Let \(X_{1}, X_{2}, \ldots, X_{n}\) be iid \(N(0, \theta), 0<\theta<\infty\). Show that \(\sum_{1}^{n} X_{i}^{2}\) is a sufficient statistic for \(\theta\).

Short answer

Through the application of the Neyman-Fisher factorization theorem, we showed that the joint pdf of \(X_{1}, X_{2}, ..., X_{n}\) can be factorised into a function of \(\sum_{i=1}^{n}x_{i}^{2}\) and \(\theta\), and a function of X alone. Therefore, \(\sum_{i=1}^{n}x_{i}^{2}\) is indeed a sufficient statistic for \(\theta\).

Step-by-step solution

Expression of the Joint Probability Density Function

The first step is to express the joint probability density function (pdf) of \(X_{1}, X_{2}, ..., X_{n}\) since they are independent and identically distributed (iid) as \(N(0, \theta)\). The joint pdf can be written as the product of their individual pdfs, that is \(f(x_{1}, x_{2}, ..., x_{n}| \theta) = \prod_{i=1}^{n}f(x_{i}|\theta)\). Substituting the normal distribution pdf into this equation gives us \(f(x_{1}, x_{2}, ..., x_{n}| \theta) = \prod_{i=1}^{n}\frac{1}{\sqrt{2\pi\theta}}e^{-\frac{x_{i}^{2}}{2\theta}}\)

Simplifying the Joint pdf

We can simplify the joint pdf by collecting similar terms together to get \(f(x_{1}, x_{2}, ..., x_{n}| \theta) = \frac{1}{(2\pi\theta)^{\frac{n}{2}}}e^{-\frac{\sum_{i=1}^{n}x_{i}^{2}}{2\theta}}\). It is noticed that the exponential portion of this function involves the statistic \(\sum_{i=1}^{n}x_{i}^{2}\)

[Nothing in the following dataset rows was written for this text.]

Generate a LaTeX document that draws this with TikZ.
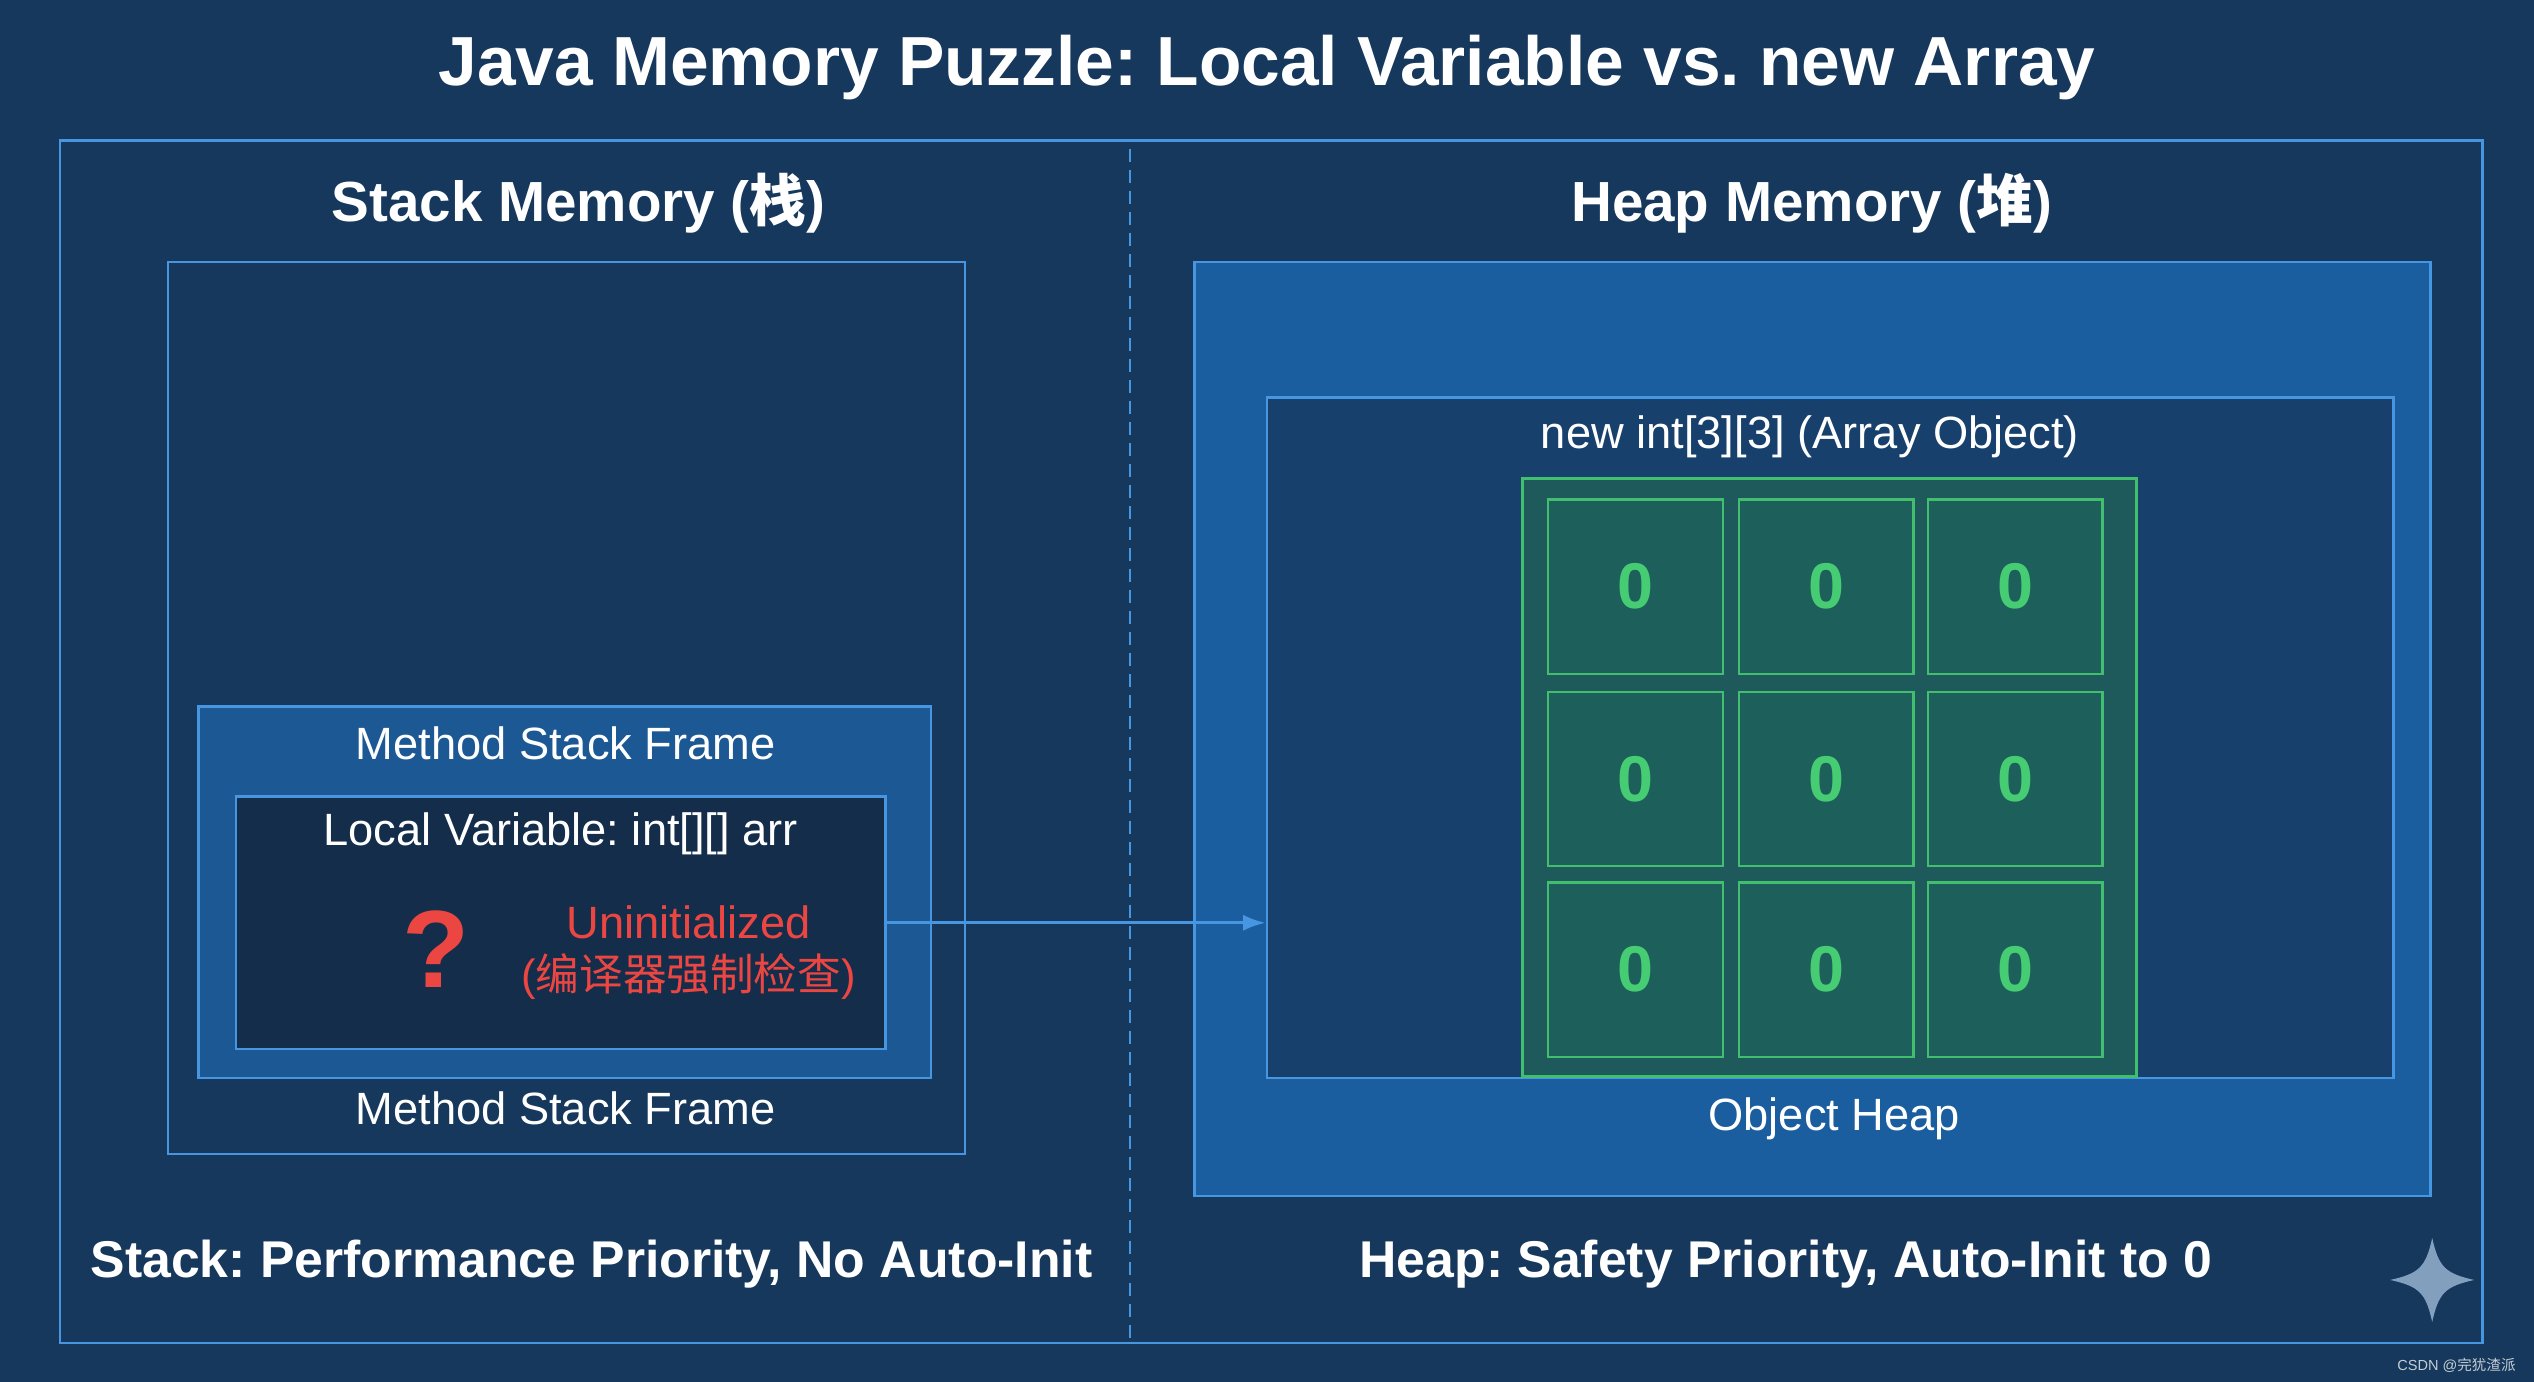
\documentclass[tikz,border=0pt]{standalone}
\usepackage{fontspec}
\usetikzlibrary{arrows.meta}
\setmainfont{Liberation Sans}
\newfontfamily\cjk{Noto Sans CJK SC}
\frenchspacing
\begin{document}
\begin{tikzpicture}[x=1pt,y=-1pt,
  fs/.style={font=\fontsize{#1}{#1}\selectfont},
  fb/.style={font=\fontsize{#1}{#1}\selectfont\bfseries},
  ln/.style={draw=lb,line width=1.6pt},
  cell/.style={draw=gl,line width=1.4pt,fill=cellc,minimum width=108pt,minimum height=108pt,inner sep=0pt,text=gt,font=\fontsize{40}{40}\selectfont\bfseries}]
\definecolor{bg}{RGB}{22,56,92}
\definecolor{lb}{RGB}{70,150,225}
\definecolor{mf}{RGB}{28,88,148}
\definecolor{lv}{RGB}{20,45,75}
\definecolor{hb}{RGB}{26,94,160}
\definecolor{ao}{RGB}{24,64,108}
\definecolor{gridc}{RGB}{30,90,92}
\definecolor{cellc}{RGB}{29,95,90}
\definecolor{gl}{RGB}{65,190,110}
\definecolor{gt}{RGB}{70,205,115}
\definecolor{rd}{RGB}{235,70,65}
\useasboundingbox (0,0) rectangle (1568,855);
\fill[bg] (0,0) rectangle (1568,855);
\node[fb=43,text=white] (title) at (784,42) {Java Memory Puzzle: Local Variable vs. new Array};
\draw[ln] (37,87) rectangle (1536,831);
\coordinate (dt) at (699,92); \coordinate (db) at (699,831);
\draw[lb,line width=1.4pt,dash pattern=on 8pt off 5pt] (dt) -- (db);
% stack
\node[fb=35,text=white] (sm) at (358,126) {Stack Memory ({\cjk 栈})};
\draw[ln] (104,162) rectangle (597,714);
\draw[ln,fill=mf] (123,437) rectangle (576,667);
\node[fs=28,text=white] (mf1) at (350,460) {Method Stack Frame};
\node[ln,fill=lv,minimum width=402pt,minimum height=156pt,inner sep=0pt] (lvb) at (347,571) {};
\node[fs=28,text=white] (lvt) at (347,516) {Local Variable: int[][] arr};
\node[fb=68,text=rd] (q) at (270,587) {?};
\node[fs=28,text=rd] (un) at (426,571) {Uninitialized};
\node[fs=27,text=rd] (ch) at (426,604) {({\cjk 编译器强制检查})};
\node[fs=28,text=white] (mf2) at (350,686) {Method Stack Frame};
% heap
\node[fb=35,text=white] (hm) at (1121,126) {Heap Memory ({\cjk 堆})};
\draw[ln,fill=hb] (739,162) rectangle (1504,740);
\node[ln,fill=ao,minimum width=697pt,minimum height=421pt,inner sep=0pt] (aob) at (1132.5,456.5) {};
\node[fs=28,text=white] (aot) at (1120,270) {new int[3][3] (Array Object)};
\draw[draw=gl,line width=1.6pt,fill=gridc] (942,296) rectangle (1322,666);
\foreach \i/\x in {0/1012,1/1130,2/1247}{
  \foreach \j/\y in {0/363,1/482,2/600}{
    \node[cell] (c\i\j) at (\x,\y) {0};
  }}
\node[fs=28,text=white] (oh) at (1135,692) {Object Heap};
\draw[lb,line width=2pt,-{Latex[length=14pt,width=10pt]}] (lvb.east) -- (aob.west |- lvb.east);
% bottom
\node[fb=32,text=white] (sb) at (366,782) {Stack: Performance Priority, No Auto-Init};
\node[fb=32,text=white] (hbt) at (1105,782) {Heap: Safety Priority, Auto-Init to 0};
\fill[gray!40!lb!60!white,opacity=0.8] (1505,766) .. controls (1509,784) and (1513,788) .. (1531,792)
  .. controls (1513,796) and (1509,800) .. (1505,818)
  .. controls (1501,800) and (1497,796) .. (1479,792)
  .. controls (1497,788) and (1501,784) .. (1505,766) -- cycle;
\node[fs=9,text=white!75!bg] (wm) at (1520,845) {CSDN @{\cjk 完犹渣派}};
\end{tikzpicture}
\end{document}
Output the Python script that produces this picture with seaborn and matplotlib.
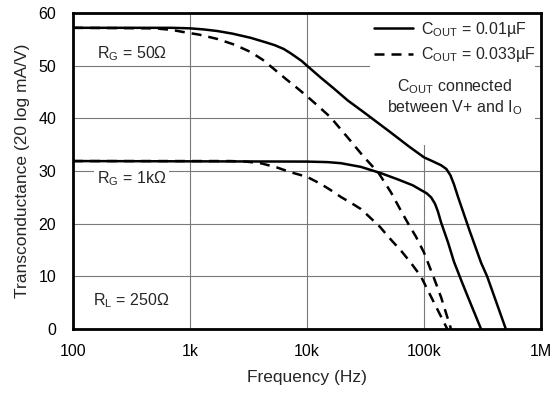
import numpy as np
import pandas as pd
import matplotlib
matplotlib.use("Agg")
import matplotlib.pyplot as plt
from matplotlib.lines import Line2D
from matplotlib.patches import Rectangle
import seaborn as sns

# ---------------- data ----------------
# R_G = 50 ohm, C_OUT = 0.01 uF (solid)
f_50_a = [100, 700, 1000, 1300, 1700, 2300, 3300, 4500, 5300, 6300, 7200,
          8000, 9000, 10000, 13000, 16900, 22300, 30000, 50000, 75000, 100000,
          120000, 140000, 155000, 168000, 180000, 195000, 243000, 307000,
          346000, 500000]
v_50_a = [57.2, 57.2, 57.1, 56.9, 56.6, 56.1, 55.3, 54.4, 53.9, 53.2, 52.4,
          51.7, 50.9, 50.0, 47.8, 45.7, 43.4, 41.3, 37.6, 34.6, 32.6,
          31.8, 31.1, 30.4, 29.2, 27.5, 25.1, 18.9, 12.6,
          10.0, 0.0]
# R_G = 50 ohm, C_OUT = 0.033 uF (dashed)
f_50_b = [100, 500, 700, 877, 1200, 1700, 2400, 3300, 4200, 5200, 6500, 8300,
          10000, 12500, 15900, 23000, 30000, 41000, 52000, 63000, 75000,
          85000, 100000, 120000, 140000, 170000]
v_50_b = [57.2, 57.1, 56.8, 56.4, 55.9, 55.1, 54.0, 52.6, 51.1, 49.4, 47.6,
          45.7, 44.2, 42.3, 40.2, 36.0, 32.9, 29.6, 26.0, 22.6, 19.6,
          17.6, 14.5, 10.0, 6.0, 0.0]
# R_G = 1k ohm, C_OUT = 0.01 uF (solid)
f_1k_a = [100, 10000, 15000, 19400, 28800, 42800, 60000, 80000, 94000, 105000,
          115000, 124000, 131000, 140000, 160000, 180000, 210000, 238000, 307000]
v_1k_a = [31.9, 31.8, 31.7, 31.5, 30.8, 29.6, 28.4, 27.3, 26.4, 25.8,
          25.0, 23.8, 22.4, 20.2, 16.5, 12.8, 9.0, 6.0, 0.0]
# R_G = 1k ohm, C_OUT = 0.033 uF (dashed)
f_1k_b = [100, 2200, 3000, 4000, 5500, 7200, 10000, 13000, 15900, 19400,
          24000, 28800, 33000, 42000, 52000, 64000, 77000, 94000, 108000,
          131000, 158000]
v_1k_b = [31.9, 31.9, 31.8, 31.5, 30.7, 29.8, 28.9, 27.6, 26.4, 25.1,
          23.9, 22.8, 21.6, 19.4, 17.0, 14.8, 12.6, 10.0, 7.3,
          3.6, 0.0]

x_ticks = [100, 1000, 10000, 100000, 1000000]
x_tick_labels = ["100", "1k", "10k", "100k", "1M"]
y_ticks = [0, 10, 20, 30, 40, 50, 60]

series = [
    ("50", "0.01", f_50_a, v_50_a),
    ("50", "0.033", f_50_b, v_50_b),
    ("1k", "0.01", f_1k_a, v_1k_a),
    ("1k", "0.033", f_1k_b, v_1k_b),
]
frames = []
for rg, cout, f, v in series:
    frames.append(pd.DataFrame({"freq": f, "gm": v, "rg": rg, "cout": cout}))
df = pd.concat(frames, ignore_index=True)

# ---------------- style ----------------
sns.set_style("white")
plt.rcParams["font.family"] = ["Liberation Sans", "DejaVu Sans"]
plt.rcParams["mathtext.fontset"] = "custom"
plt.rcParams["mathtext.rm"] = "Liberation Sans"
plt.rcParams["mathtext.it"] = "Liberation Sans"
plt.rcParams["mathtext.bf"] = "Liberation Sans"
plt.rcParams["mathtext.default"] = "rm"

fig = plt.figure(figsize=(5.51, 3.96), dpi=100)
ax = fig.add_axes([0.1325, 0.169, 0.8495, 0.798])

LW = 1.8
dash = (4, 2.8)
for rg, cout, f, v in series:
    sub = df[(df.rg == rg) & (df.cout == cout)]
    kws = dict(color="black", linewidth=LW, zorder=3)
    sns.lineplot(data=sub, x="freq", y="gm", ax=ax, estimator=None,
                 sort=False, legend=False, **kws)
    ln = ax.lines[-1]
    ln.set_solid_joinstyle("round")
    ln.set_dash_joinstyle("round")
    if cout == "0.033":
        ln.set_linestyle((0, dash))

ax.set_xscale("log")
ax.set_xlim(100, 1e6)
ax.set_ylim(0, 60)
ax.set_xticks(x_ticks)
ax.set_xticklabels(x_tick_labels)
ax.set_yticks(y_ticks)
ax.xaxis.set_minor_locator(matplotlib.ticker.NullLocator())
ax.tick_params(axis="both", length=0, labelsize=11.5, colors="black")
ax.tick_params(axis="x", pad=11)
ax.tick_params(axis="y", pad=12)
ax.grid(True, which="major", color="#7a7a7a", linewidth=0.8)
ax.set_axisbelow(True)
for s in ax.spines.values():
    s.set_visible(True)
    s.set_color("black")
    s.set_linewidth(2.0)

ax.set_xlabel("Frequency (Hz)", fontsize=12.5, labelpad=8)
ax.set_ylabel("Transconductance (20 log mA/V)", fontsize=12.5, labelpad=6)

# white panel behind legend / note
ax.add_patch(Rectangle((0.635, 0.582), 0.352, 0.418, transform=ax.transAxes,
                       facecolor="white", edgecolor="none", zorder=1))

handles = [Line2D([], [], color="black", linewidth=LW),
           Line2D([], [], color="black", linewidth=LW, linestyle=(0, dash))]
labels = [r"C$_{OUT}$ = 0.01µF", r"C$_{OUT}$ = 0.033µF"]
leg = ax.legend(handles, labels, loc="upper right",
                bbox_to_anchor=(0.987, 0.978), frameon=False,
                fontsize=11.5, handlelength=2.45, handletextpad=0.5,
                borderpad=0, borderaxespad=0, labelspacing=0.4)

ax.text(0.816, 0.735, "C$_{OUT}$ connected\nbetween V+ and I$_{O}$",
        transform=ax.transAxes, ha="center", va="center",
        multialignment="center", fontsize=11.5, linespacing=1.15, zorder=4)

ax.text(0.0513, 0.858, r"R$_{G}$ = 50Ω", transform=ax.transAxes,
        ha="left", va="baseline", fontsize=11.5, zorder=4)
ax.text(0.0513, 0.462, r"R$_{G}$ = 1kΩ", transform=ax.transAxes,
        ha="left", va="baseline", fontsize=11.5, zorder=4,
        bbox=dict(facecolor="white", edgecolor="none", pad=2))
ax.text(0.043, 0.076, r"R$_{L}$ = 250Ω", transform=ax.transAxes,
        ha="left", va="baseline", fontsize=11.5, zorder=4)

fig.savefig("out.png", dpi=100)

Application of Neyman-Fisher Factorization Theorem

The Neyman-Fisher factorization theorem states that a statistic T(X) is sufficient for \(\theta\) if and only if the joint pdf or pmf can be factorized as a function of T(X) and \(\theta\), and a function of X alone. Looking at our simplified joint pdf, we can express it as \(f(x_{1}, x_{2}, ..., x_{n}| \theta) = h(x_{1}, x_{2}, ..., x_{n})g(T(x_{1}, x_{2}, ..., x_{n}), \theta)\) where \(h(x_{1}, x_{2}, ..., x_{n}) = 1\), \(g(T(x_{1}, x_{2}, ..., x_{n}), \theta) = \frac{1}{(2\pi\theta)^{\frac{n}{2}}}e^{-\frac{T(x_{1}, x_{2}, ..., x_{n})}{2\theta}}\) and \(T(x_{1}, x_{2}, ..., x_{n}) = \sum_{i=1}^{n}x_{i}^{2}\)

Conclusion

Given the factorizable form of the joint pdf and applying the Neyman-Fisher factorization theorem, we can conclude that \(\sum_{i=1}^{n}x_{i}^{2}\) is a sufficient statistic for \(\theta\).